Is it correct to say we did not harness the potential of public education in the post-liberalisation period, when incomes grew?

  • Growth in national income did not result in an increase of public expenditure for education as a whole. It kind of stagnated. Within the education sector as a whole, there was a shift in the focus of funding in the 1990s from higher education to primary education.

What is Justice Punnayya Committee Report?
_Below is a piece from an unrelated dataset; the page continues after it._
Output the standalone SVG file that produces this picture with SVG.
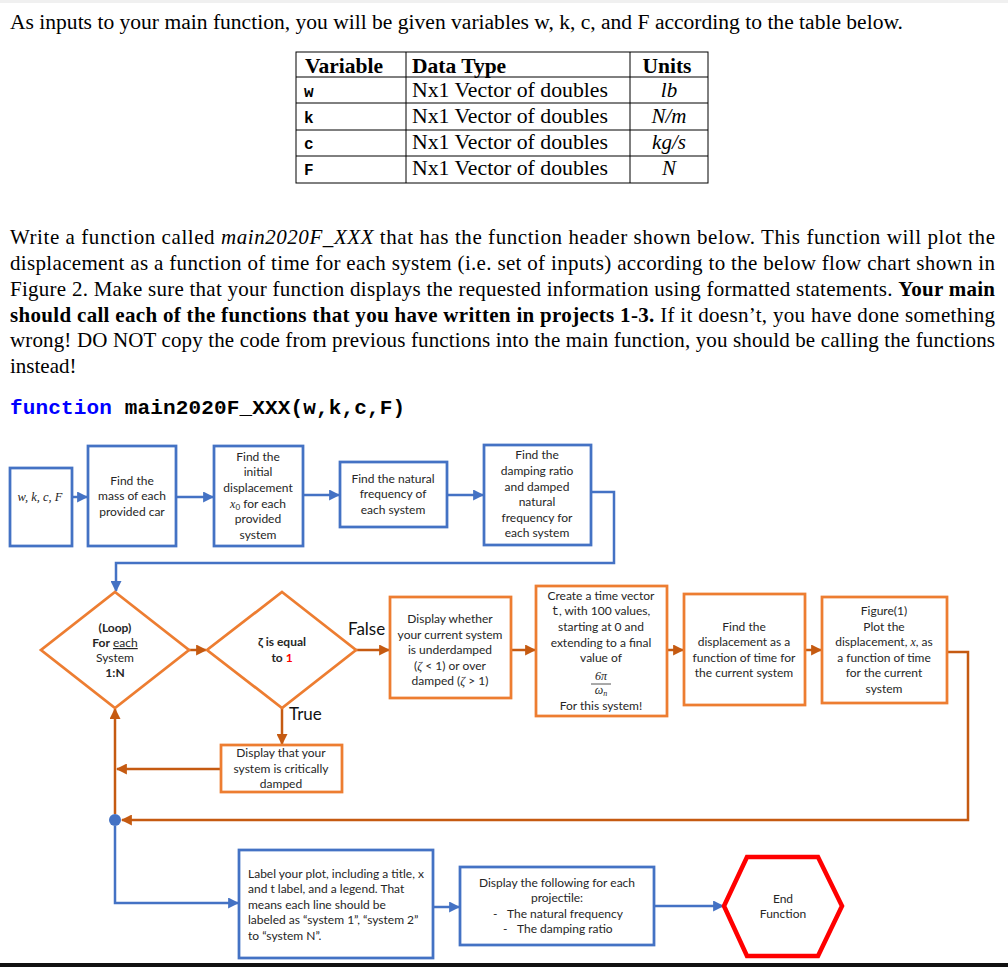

  • The report of the Justice Punnayya Committee on financing of higher education highlights the need to review and restructure the norms for financing the education sector.
  • The report raised issues about the underfunding of higher educational institutions and suggested various measures to deal with it. Of all the measures, the most important was the issue of fund raising by universities. The report pointed out that universities were not raising funds from other means (from internal resources) except fees and were totally dependent on UGC grants. And the UGC made grants according to the need of the university but deducted the amount collected as fees from the grant that it gave.
  • The committee said that UGC should not do this deduction and the amount collected as fees or other internal resources of the university must be allowed to be kept by the university as a separate fund to be utilised for purposes like helping the marginalised section students.
  • It also recommended that the UGC must provide certain incentives to the universities so that they generate their own funds.
  • So apart from UGC grants if the universities raise their own funds through internal resources, they can spend the extra money on measures that promote equal opportunity, like helping a poor student to pay his or her lab fee or travel allowance in case of research and so on.
  • It is these small gestures that make huge differences.

Way forward:

  • Example of experiments in fee structure by several universities like Ambedkar University and JNU can be considered before bringing any reform in subsidies given to higher educational institutions.
  • For example,  at Ambedkar University a system of differential fee structure was introduced. Under this system, below a certain income level, the university made it possible for students to participate in higher education without payment of any fee. There was some kind of rationalisation of fee structure, the fee structures were different for different kinds of programmes based on marketability, affordability and input costs. Yet, the university managed to earn enough surplus from this to use as a corpus, to subsidise student welfare, travel assistance to students, and to get paying guest accommodation for those who did not get it in hostels and so on.
  • JNU introduced a system of deprivation points. Sometimes, income certificates can be bought; so, if you were born or if you did your school diploma, in, say the most backward 100 districts, if your parent was below the poverty line, if you were a girl, then you got nine deprivation points; if you were in an urban area and below the poverty line and were a boy, you got one point. They also used to use that as a criteria for subsidising, for charging fees and for admission purposes.
  • Both of these measures were quite successful. So there are ways that can be followed to deal with the subsidisation issue successfully rather than debating about the relevance of subsidising higher education or ending it. It needs to be ensured that a talented person doesn’t go without education.
  • Also the idea of rationalising student fees need not mean increase in fees across the board, for all programmes and students. It can be done based on the type of  programmes and their output.
  • There are also arguments being made that the student fees should be fixed at the level of last fees paid at school. Thereby you differentiate between those who go to expensive private schools and those who go to government schools.